Питер — странный город; в нем никогда ничего не меняется. Каждый раз, когда я туда приезжаю (а живя в России я бывал там каждый год), я буквально погружаюсь в свое детство. Иду мимо крылечка (у нас на Васильевском) с пятью ступенями и думаю: «Что это сегодня нету бабки, которая семечками торгует и всегда здесь сидит?» И только в следующий момент вспоминаю, что бабка эта здесь сидела и семечками торговала ровно 50 лет назад. Прихожу в библиотеку нашего института и нахожу стол, на котором сохранилось слово, вырезанное мной по привычке бурша перочинным ножом 40 лет назад. Вот и Коломна почти не переменилась с того времени, когда жил здесь Борис. И до сих пор от нее веет если не Пушкиным и Гоголем, то во всяком случае Раскольниковым. Каждый раз прихожу сюда, к Калинкину мосту, и стою на набережной канала Грибоедова, и смотрю на дом № 168, — это единственная возможность вспомнить Бориса, которого последний раз я видел здесь мертвого 23 февраля 1942 года. Могилы нет; он похоронен где-то среди умерших от голода, мать последовала вскоре за ним (отец умер еще до войны), а его фотографии потерял я вместе с вещами при выезде из Ленинграда после блокады. И уже никого не осталось, кроме меня, кто помнил бы его. А между тем это был человек кристальной душевной чистоты, редкого благородства, в моральном отношении во много раз более высокий, чем я. Ему никогда не было свойственно ни честолюбие, ни тщеславие; он был сама скромность. В минуту душевного волнения сильно заикался. Благодаря этому на экзаменах (при совершенно одинаковых знаниях — мы готовились всегда к экзаменам вместе) я всегда получал «5», а он тройку. Однако зависть и другие мелкие чувства никогда ему свойственны не были.
Я помню, мы как-то с ним шли осенью вместе по набережной Невы. Дул сильный ветер, на горизонте черные тучи, однако вдали желтый просвет.
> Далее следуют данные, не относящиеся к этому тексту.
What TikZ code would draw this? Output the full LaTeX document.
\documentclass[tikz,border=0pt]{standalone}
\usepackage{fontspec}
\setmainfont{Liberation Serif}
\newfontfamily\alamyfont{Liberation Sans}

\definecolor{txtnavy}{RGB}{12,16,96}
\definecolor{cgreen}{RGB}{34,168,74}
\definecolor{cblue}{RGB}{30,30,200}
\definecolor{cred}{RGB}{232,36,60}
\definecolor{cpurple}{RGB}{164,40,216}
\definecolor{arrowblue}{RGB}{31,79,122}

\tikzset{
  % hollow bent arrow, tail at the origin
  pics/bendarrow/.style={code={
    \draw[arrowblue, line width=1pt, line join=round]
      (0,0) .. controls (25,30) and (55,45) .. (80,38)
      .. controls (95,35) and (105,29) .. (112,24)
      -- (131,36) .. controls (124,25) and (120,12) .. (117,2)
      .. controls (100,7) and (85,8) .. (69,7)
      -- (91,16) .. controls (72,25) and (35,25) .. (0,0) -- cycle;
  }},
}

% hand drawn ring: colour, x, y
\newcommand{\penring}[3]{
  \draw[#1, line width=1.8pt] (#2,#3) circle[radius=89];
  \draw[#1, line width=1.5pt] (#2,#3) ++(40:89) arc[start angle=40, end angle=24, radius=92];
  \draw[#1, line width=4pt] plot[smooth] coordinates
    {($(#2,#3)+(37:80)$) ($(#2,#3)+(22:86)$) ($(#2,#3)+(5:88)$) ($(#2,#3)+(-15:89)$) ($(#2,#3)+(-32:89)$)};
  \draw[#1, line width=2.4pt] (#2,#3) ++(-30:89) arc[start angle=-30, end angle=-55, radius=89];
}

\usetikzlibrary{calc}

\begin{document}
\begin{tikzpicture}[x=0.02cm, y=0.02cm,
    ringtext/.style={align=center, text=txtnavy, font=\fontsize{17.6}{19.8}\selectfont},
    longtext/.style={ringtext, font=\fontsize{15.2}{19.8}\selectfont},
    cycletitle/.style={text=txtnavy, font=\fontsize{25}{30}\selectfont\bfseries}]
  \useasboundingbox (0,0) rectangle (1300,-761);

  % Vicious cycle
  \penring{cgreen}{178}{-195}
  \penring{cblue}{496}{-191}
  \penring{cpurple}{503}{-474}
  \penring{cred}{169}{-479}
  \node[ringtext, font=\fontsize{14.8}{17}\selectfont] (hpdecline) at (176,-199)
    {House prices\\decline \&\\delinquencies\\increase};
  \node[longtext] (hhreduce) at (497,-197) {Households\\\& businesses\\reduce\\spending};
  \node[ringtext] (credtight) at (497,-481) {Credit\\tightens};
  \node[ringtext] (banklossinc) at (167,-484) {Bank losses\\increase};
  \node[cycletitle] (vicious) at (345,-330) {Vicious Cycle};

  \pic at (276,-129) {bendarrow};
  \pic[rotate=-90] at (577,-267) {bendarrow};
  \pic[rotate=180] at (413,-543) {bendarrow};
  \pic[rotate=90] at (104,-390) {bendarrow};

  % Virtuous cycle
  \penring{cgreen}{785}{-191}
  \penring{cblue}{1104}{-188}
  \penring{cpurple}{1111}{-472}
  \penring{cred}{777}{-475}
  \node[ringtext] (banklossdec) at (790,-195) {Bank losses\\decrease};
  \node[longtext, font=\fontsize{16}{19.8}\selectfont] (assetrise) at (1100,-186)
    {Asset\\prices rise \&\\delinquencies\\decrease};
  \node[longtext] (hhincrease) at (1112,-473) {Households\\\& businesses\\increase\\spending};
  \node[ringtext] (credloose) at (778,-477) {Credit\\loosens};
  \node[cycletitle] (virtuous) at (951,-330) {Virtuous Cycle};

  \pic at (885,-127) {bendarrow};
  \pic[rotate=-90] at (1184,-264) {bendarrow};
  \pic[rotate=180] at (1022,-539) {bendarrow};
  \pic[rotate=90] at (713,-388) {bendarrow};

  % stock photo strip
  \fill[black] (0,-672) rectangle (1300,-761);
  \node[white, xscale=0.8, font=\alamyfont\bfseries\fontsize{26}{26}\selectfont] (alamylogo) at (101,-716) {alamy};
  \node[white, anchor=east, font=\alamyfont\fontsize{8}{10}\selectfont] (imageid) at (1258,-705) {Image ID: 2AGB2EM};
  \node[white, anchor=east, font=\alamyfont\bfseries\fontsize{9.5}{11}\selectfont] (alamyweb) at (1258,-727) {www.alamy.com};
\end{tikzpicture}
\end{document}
Час заката. Придя домой, я написал стихотворение.
Мы много лет с тобой вдвоем Обходим воды, мглу и сушу. И много лет я жег огнем Свою больную, злую душу. Идем зигзагами вперед, Блуждая вместе руку в руку. И черно-желтый небосвод Таит смертельную разлуку.
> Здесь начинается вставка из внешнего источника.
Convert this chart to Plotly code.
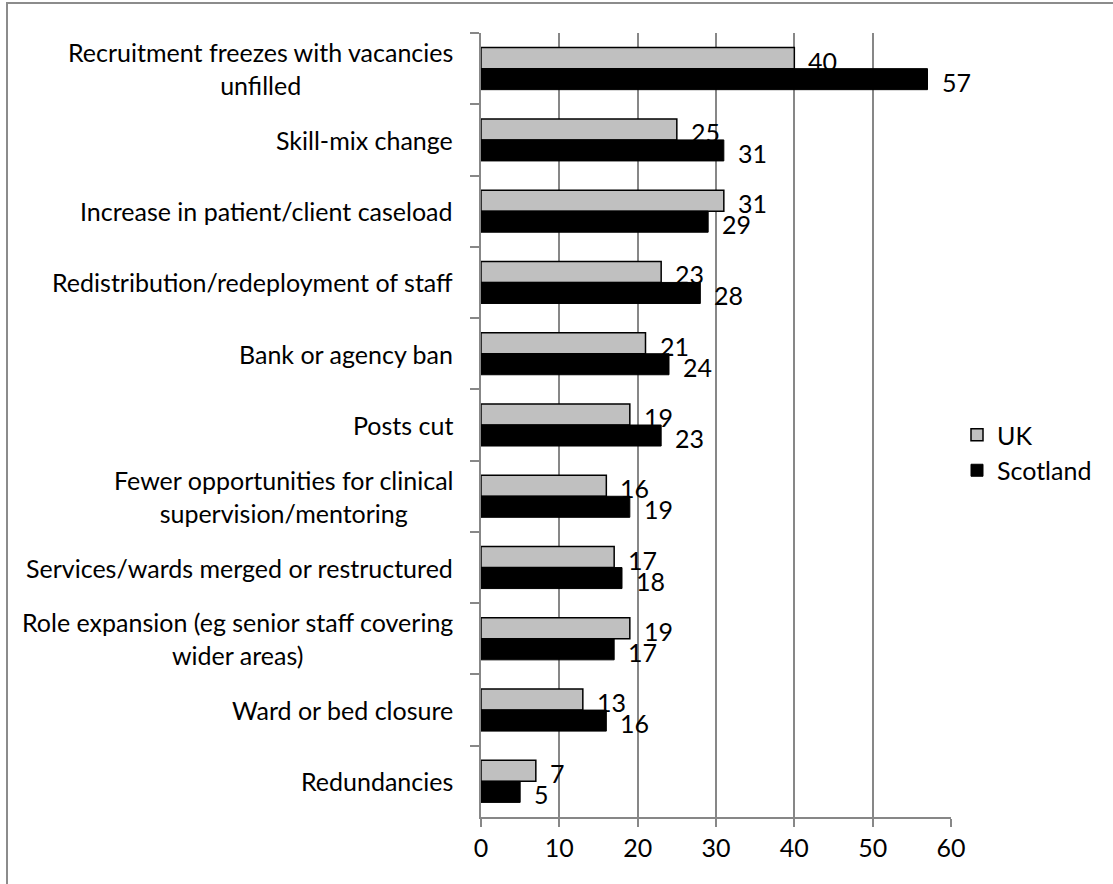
import plotly.graph_objects as go

# Survey responses (%), UK vs Scotland
categories = [
    "Recruitment freezes with vacancies<br>unfilled",
    "Skill-mix change",
    "Increase in patient/client caseload",
    "Redistribution/redeployment of staff",
    "Bank or agency ban",
    "Posts cut",
    "Fewer opportunities for clinical<br>supervision/mentoring",
    "Services/wards merged or restructured",
    "Role expansion (eg senior staff covering<br>wider areas)",
    "Ward or bed closure",
    "Redundancies",
]
uk_values = [40, 25, 31, 23, 21, 19, 16, 17, 19, 13, 7]
scotland_values = [57, 31, 29, 28, 24, 23, 19, 18, 17, 16, 5]
x_ticks = [0, 10, 20, 30, 40, 50, 60]

FONT = "Lato"
FS = 25
GRID = "#878787"

W, H = 1113, 884
L, R, T, B = 481, 1113 - 951, 33, 884 - 817
PW, PH = W - L - R, H - T - B

fig = go.Figure()
fig.add_trace(go.Bar(
    y=categories, x=uk_values, name="UK", orientation="h",
    marker=dict(color="#c0c0c0", line=dict(color="#000000", width=1.5)),
))
fig.add_trace(go.Bar(
    y=categories, x=scotland_values, name="Scotland", orientation="h",
    marker=dict(color="#000000", line=dict(color="#000000", width=1)),
))

annotations = []
# category labels, lines centred within each block
for cat in categories:
    annotations.append(dict(
        x=0, xref="paper", y=cat, yref="y", text=cat, showarrow=False,
        xanchor="right", yanchor="middle", align="center", xshift=-26,
        font=dict(family=FONT, size=FS, color="#000000"),
    ))
# value labels beside each bar
for cat, v in zip(categories, uk_values):
    annotations.append(dict(
        x=v, y=cat, text=str(v), showarrow=False, xanchor="left",
        yanchor="middle", xshift=12, yshift=8,
        font=dict(family=FONT, size=FS, color="#000000"),
    ))
for cat, v in zip(categories, scotland_values):
    annotations.append(dict(
        x=v, y=cat, text=str(v), showarrow=False, xanchor="left",
        yanchor="middle", xshift=12, yshift=-13,
        font=dict(family=FONT, size=FS, color="#000000"),
    ))

# chart-area frame
shapes = [dict(
    type="rect", xref="paper", yref="paper",
    x0=(7 - L) / PW, x1=(W + 20 - L) / PW,
    y0=-(B + 20) / PH, y1=1 + (T - 3) / PH,
    line=dict(color="#8c8c8c", width=2), fillcolor="rgba(0,0,0,0)", layer="below",
)]

fig.update_layout(
    width=W, height=H,
    margin=dict(l=L, r=R, t=T, b=B, pad=0),
    paper_bgcolor="white", plot_bgcolor="white",
    barmode="group", bargap=0.41, bargroupgap=0,
    font=dict(family=FONT, size=FS, color="#000000"),
    showlegend=True,
    legend=dict(
        x=(957 - L) / PW, xanchor="left", y=(817 - 412) / PH, yanchor="top",
        font=dict(family=FONT, size=FS, color="#000000"),
        bgcolor="rgba(0,0,0,0)", traceorder="normal",
    ),
    annotations=annotations,
    shapes=shapes,
    xaxis=dict(
        range=[0, 60], tickvals=x_ticks, ticktext=[str(t) for t in x_ticks],
        showgrid=True, gridcolor=GRID, gridwidth=2,
        showline=True, linecolor=GRID, linewidth=2,
        ticks="outside", ticklen=8, tickwidth=2, tickcolor=GRID,
        zeroline=False, tickfont=dict(family=FONT, size=FS, color="#000000"),
        fixedrange=True,
    ),
    yaxis=dict(
        categoryorder="array", categoryarray=categories, autorange="reversed",
        showticklabels=False, showgrid=False,
        showline=True, linecolor=GRID, linewidth=2,
        ticks="outside", ticklen=9, tickwidth=2, tickcolor=GRID,
        tickson="boundaries", zeroline=False, fixedrange=True,
    ),
)

fig.write_html("out.html")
Прошли мы с ним рука в руку совсем незначительный отрезок пути, а «смертельная разлука», когда я писал эти строки, была совсем не за горами. Но на всю жизнь образ Бориса Григорьева остался у меня одним из самых светлых воспоминаний.
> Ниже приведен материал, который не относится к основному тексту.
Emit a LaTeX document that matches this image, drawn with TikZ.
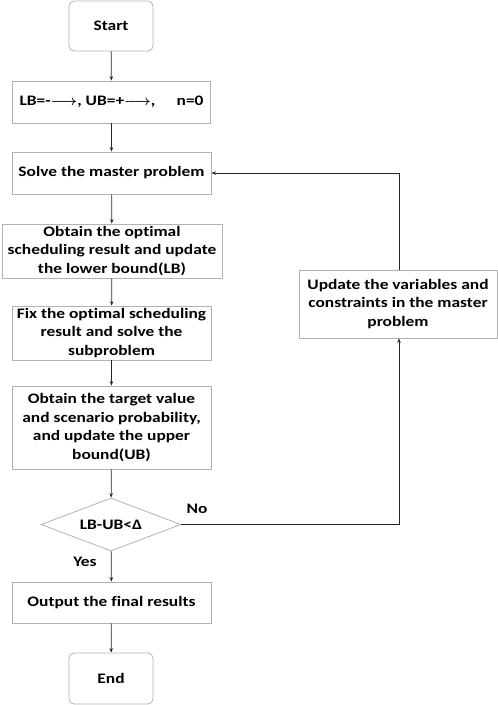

«Меж ними все рождало споры и к размышлению влекло». Одно, кажется, было бесспорным, что советский режим безнадежно плох. Каждый день приносил этому все новые и новые доказательства. Особенно ощутимо это было для нас, литературщиков, которые ежедневно соприкасались с тем всеобщим проституированием, которое все больше и больше охватывало советскую культуру. Правда, в это время советская литература еще не превратилась в такое смрадное болото, как в послевоенное время, в эпоху «сталинских лауреатов». Еще жили и действовали талантливые писатели, еще появлялись изредка талантливые произведения, и интерес к литературе в обществе еще не совсем погас. Но и то, что мы видели, было достаточно подло. Ряд писателей сидел с кляпом во рту и ожидал гибели. Бабель, Пильняк, Пастернак, Лавренев. Другие доходили до самого гнусного сервилизма: Алексей Толстой становится в это время типичной фигурой. Его «Петр Первый» еще вызывал интерес; за ним охотились, в библиотеках за ним стояли очереди, его зачитывали до дыр. К 1937 году, к 20-летию Октября, вышел «Хлеб», широко разрекламированный в газетах. Когда он появился, люди кинулись в библиотеки, схватились за книжку и тут же ее бросили. Уже через 2 недели «Хлеб» спокойно лежал на библиотечных стендах — никто его не брал. Так общественное мнение отвергло подхалимское произведение придворного писателя. Из уст в уста передавался следующий перефраз знаменитой эпиграммы Пушкина на Булгарина:
В своих выступлениях Толстой побивал все рекорды холуйства: на одном из съездов комсомола он бросил поистине бессмертную фразу: «В старое время считали, что писатель должен искать истину. У нас частные люди поисками истины не занимаются: истина открыта четырьмя гениями и хранится в Политбюро». Было противно. Противно до тошноты. Сходную эволюцию (хотя и не с таким отвратительным цинизмом) проделывали и другие писатели.